Newsweek Newsweek 22/06/2016 Damien Sharkov

Russian President Vladimir Putin attends a wreath-laying ceremony marking the 75th anniversary of the Nazi German invasion, by the Kremlin walls in Moscow, Russia, June 22, 2016. © Grigory Dukor/Reuters Putin Russian President Vladimir Putin has accused the West of underestimating “terrorism” just as it once underestimated Nazism in order to vilify Moscow instead.

Putin spoke at the final plenary session of the current lower house of parliament before a summer recess and new elections in September. Putin’s own United Russia party are doing poorly in polls with a June survey showing support for the party was at its lowest point this year (35 percent) and dropping, while the Communist Party of Russia and the far-right, nationalist Liberal Democrat Party of Russia were gathering momentum.

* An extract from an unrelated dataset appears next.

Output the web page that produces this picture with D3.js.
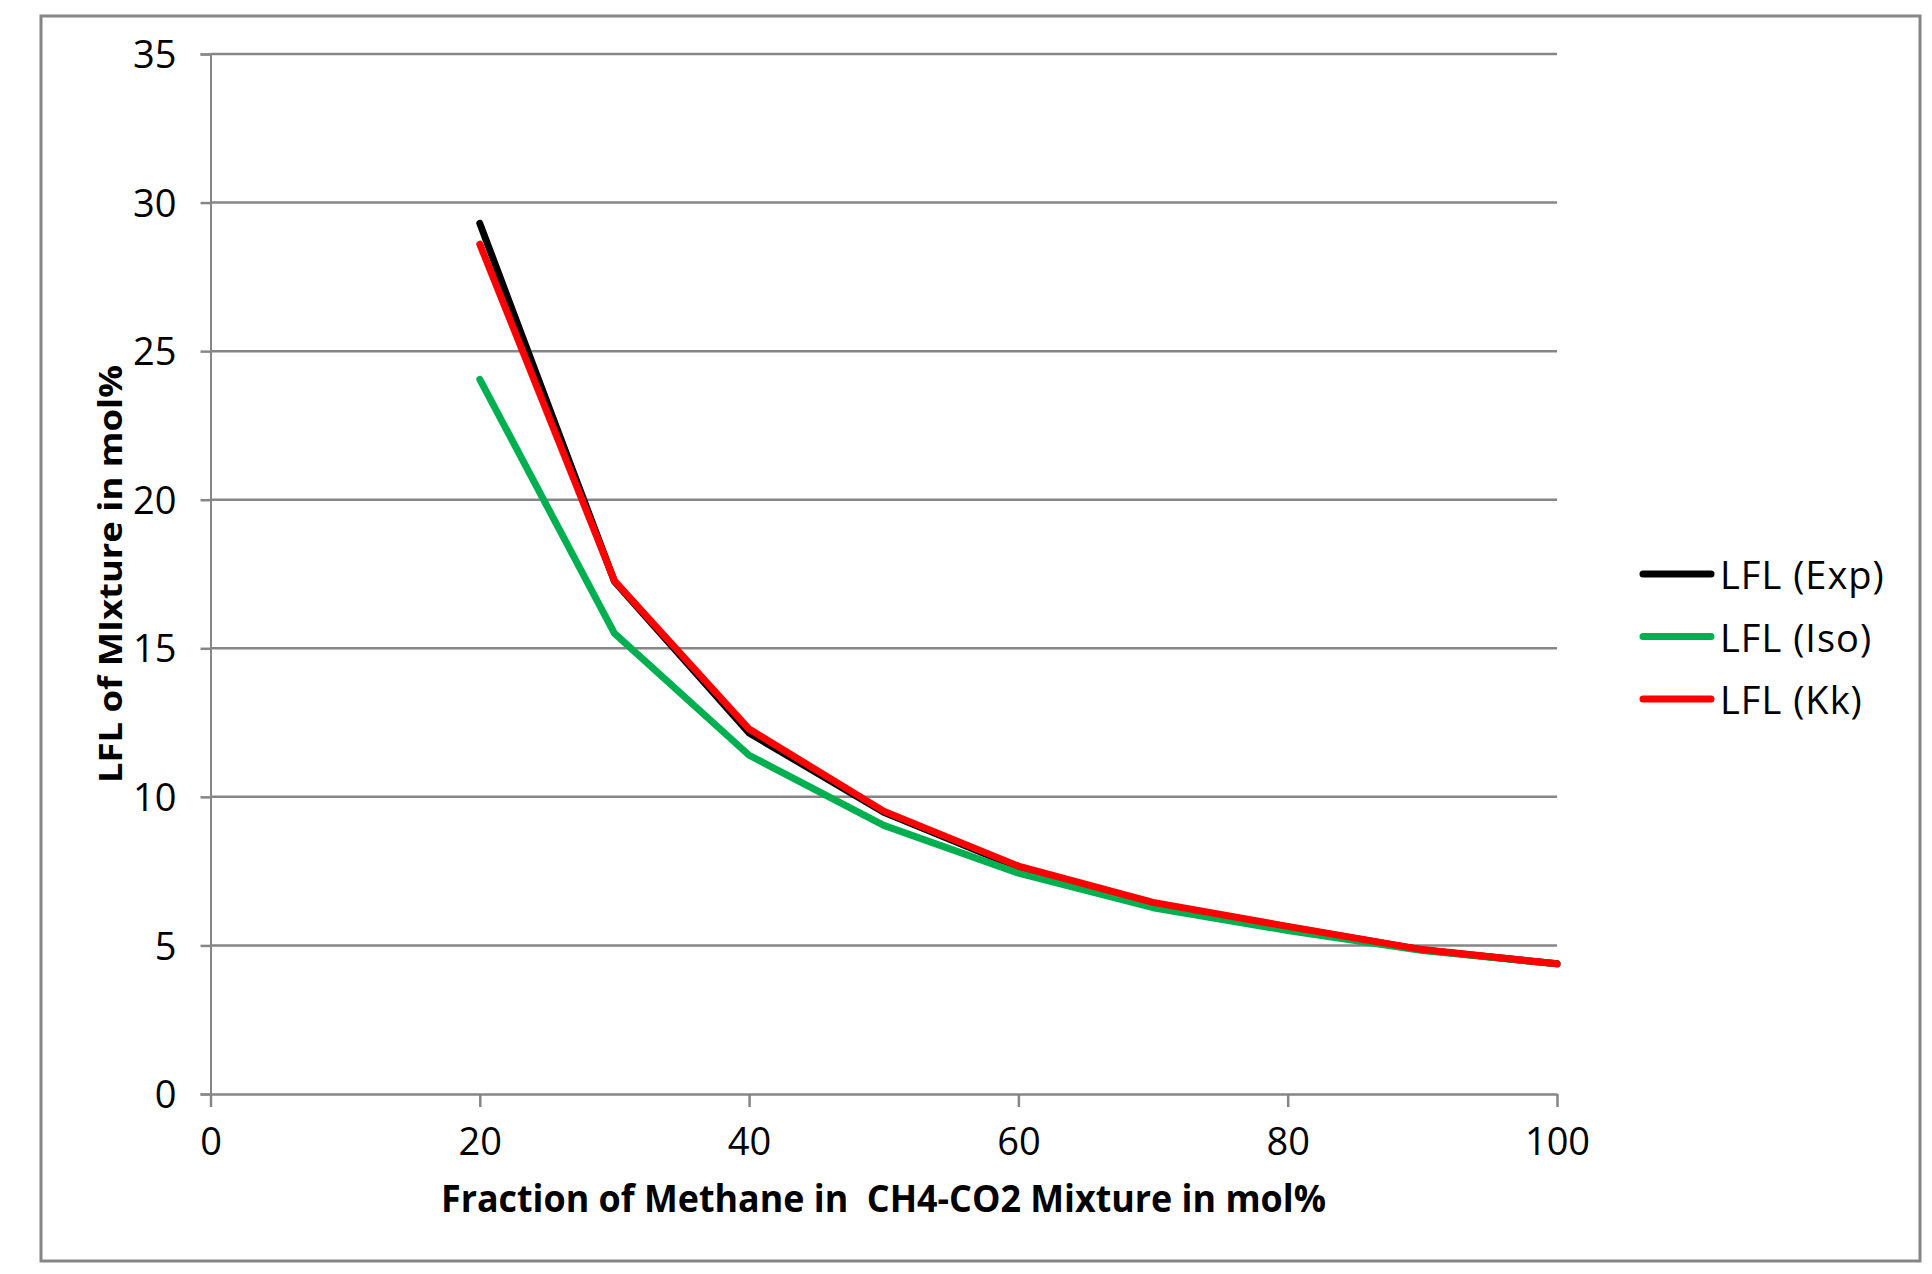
<!DOCTYPE html>
<html>
<head>
<meta charset="utf-8">
<script src="https://cdn.jsdelivr.net/npm/d3@7"></script>
<style>
  body { margin: 0; background: #fff; }
  text { font-family: "Open Sans", "Noto Sans", sans-serif; fill: #000; }
</style>
</head>
<body>
<svg id="chart" width="1932" height="1274"></svg>
<script>
// methane fraction (mol%)
const fractions = [20, 30, 40, 50, 60, 70, 80, 90, 100];
const lflExp = [29.3, 17.25, 12.15, 9.48, 7.62, 6.42, 5.62, 4.85, 4.38];
const lflIso = [24.05, 15.5, 11.4, 9.04, 7.43, 6.27, 5.5, 4.83, 4.38];
const lflKk = [28.6, 17.27, 12.28, 9.52, 7.67, 6.45, 5.64, 4.86, 4.38];
const seriesNames = ['LFL (Exp)', 'LFL (Iso)', 'LFL (Kk)'];
const xTicks = [0, 20, 40, 60, 80, 100];
const yTicks = [0, 5, 10, 15, 20, 25, 30, 35];

const colors = ['#000000', '#00b050', '#ff0000'];
const series = [lflExp, lflIso, lflKk].map((vals, i) => ({
    name: seriesNames[i],
    color: colors[i],
    points: fractions.map((f, j) => ({ x: f, y: vals[j] }))
}));

const svg = d3.select('#chart');
const grey = '#868686';

// outer chart border
svg.append('rect')
    .attr('x', 41).attr('y', 16)
    .attr('width', 1879).attr('height', 1245)
    .attr('fill', 'none')
    .attr('stroke', grey)
    .attr('stroke-width', 3);

const x = d3.scaleLinear().domain([0, 100]).range([210.5, 1557]);
const y = d3.scaleLinear().domain([0, 35]).range([1094, 54]);

// horizontal gridlines + y axis
const yAxis = svg.append('g')
    .attr('transform', `translate(${x(0)},0)`)
    .call(d3.axisLeft(y).tickValues(yTicks).tickSize(10).tickPadding(24).tickFormat(d3.format('d')));
yAxis.select('.domain').attr('stroke', grey).attr('stroke-width', 2);
yAxis.selectAll('.tick line').attr('stroke', grey).attr('stroke-width', 2.5);
yAxis.selectAll('.tick text')
    .attr('font-size', 38)
    .attr('dy', '0.36em')
    .style('font-family', '"Open Sans", sans-serif');

svg.append('g')
    .selectAll('line')
    .data(yTicks.filter(d => d > 0))
    .enter().append('line')
    .attr('x1', x(0)).attr('x2', x(100))
    .attr('y1', d => y(d)).attr('y2', d => y(d))
    .attr('stroke', grey)
    .attr('stroke-width', 2.5);

// x axis
const xAxis = svg.append('g')
    .attr('transform', `translate(0,${y(0)})`)
    .call(d3.axisBottom(x).tickValues(xTicks).tickSize(13).tickSizeOuter(0).tickPadding(21).tickFormat(d3.format('d')));
xAxis.select('.domain').attr('stroke', grey).attr('stroke-width', 2.5);
xAxis.selectAll('.tick line').attr('stroke', grey).attr('stroke-width', 2.5);
xAxis.selectAll('.tick text')
    .attr('font-size', 38)
    .attr('dy', '0.71em')
    .style('font-family', '"Open Sans", sans-serif');

// series lines
const line = d3.line().x(d => x(d.x)).y(d => y(d.y));
svg.append('g')
    .selectAll('path')
    .data(series)
    .enter().append('path')
    .attr('d', d => line(d.points))
    .attr('fill', 'none')
    .attr('stroke', d => d.color)
    .attr('stroke-width', 7)
    .attr('stroke-linecap', 'round')
    .attr('stroke-linejoin', 'round');

// axis titles
svg.append('text')
    .attr('x', 441).attr('y', 1212)
    .attr('font-size', 38)
    .attr('font-weight', 'bold')
    .attr('textLength', 885)
    .attr('lengthAdjust', 'spacingAndGlyphs')
    .style('white-space', 'pre')
    .text('Fraction of Methane in  CH4-CO2 Mixture in mol%');

svg.append('text')
    .attr('transform', 'translate(122,574) rotate(-90)')
    .attr('text-anchor', 'middle')
    .attr('font-size', 32)
    .attr('font-weight', 'bold')
    .attr('textLength', 418)
    .attr('lengthAdjust', 'spacingAndGlyphs')
    .text('LFL of MIxture in mol%');

// legend
const legend = svg.append('g');
const legendRows = legend.selectAll('g')
    .data(series)
    .enter().append('g')
    .attr('transform', (d, i) => `translate(0,${574 + i * 62.5})`);
legendRows.append('line')
    .attr('x1', 1643).attr('x2', 1711)
    .attr('stroke', d => d.color)
    .attr('stroke-width', 7)
    .attr('stroke-linecap', 'round');
legendRows.append('text')
    .attr('x', 1720).attr('y', 15)
    .attr('font-size', 38)
    .attr('letter-spacing', 1)
    .text(d => d.name);
</script>
</body>
</html>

Putin began his address on Wednesday with a sombre reminder that the day marked the anniversary of Nazi Germany’s invasion of the Soviet Union during World War II.

The attack, known as Operation Barbarossa, marked the end of the Nazi-Soviet pact to split power over Eastern Europe without fighting one another and dragged Moscow into the conflict. Putin offered a slightly different order of events, however.

“It was the Nazis who unleashed this war,” Putin told lawmakers, after asking them to stand for a minute’s silence in honour of the dead. “Their ideology of hatred, blind faith in their own exceptional nature and infallibility, and desire for world domination led to the 20th century’s greatest tragedy.”

“The principal lesson of that war is well known” Putin said. “It could have been stopped if efforts had been made to firmly rein in the Nazis and their accomplices’ wild ambitions in time. But this did not happen. Our country, the Soviet Union, made direct proposals for joint action and collective defence, but these proposals were simply left hanging.”

Putin accused the global community of underestimating Nazism and “certain Western governments” of failing to admit that Nazism was arising in Western Europe and of doing the same today with the rise of “terrorism.”

“This common threat is spreading its danger before our very eyes,” Putin said. “We must create a modern collective security system beyond blocs and with all countries on an equal footing. Russia is open to discussions on this most important issue and has repeatedly stated its readiness for dialogue. For now though, as was the case on the eve of World War II, we see no positive response.”

The Kremlin has pushed for Western and Middle Eastern states to join efforts of the Syrian government to crackdown on militant groups, though many have refused, objecting to the authoritarian regime of Syrian President Bashar Assad.

Putin accused NATO of “stepping up its aggressive rhetoric” and vowed that Russia will increase its military capabilities in response.

The Russian president has repeatedly been accused of playing up Moscow’s role in combatting Nazism in World War II, but whitewashing the initial partnership with Adolf Hitler, the subsequent occupation of the likes of Poland and the Baltics, as well as the repressions of the Soviet government that followed.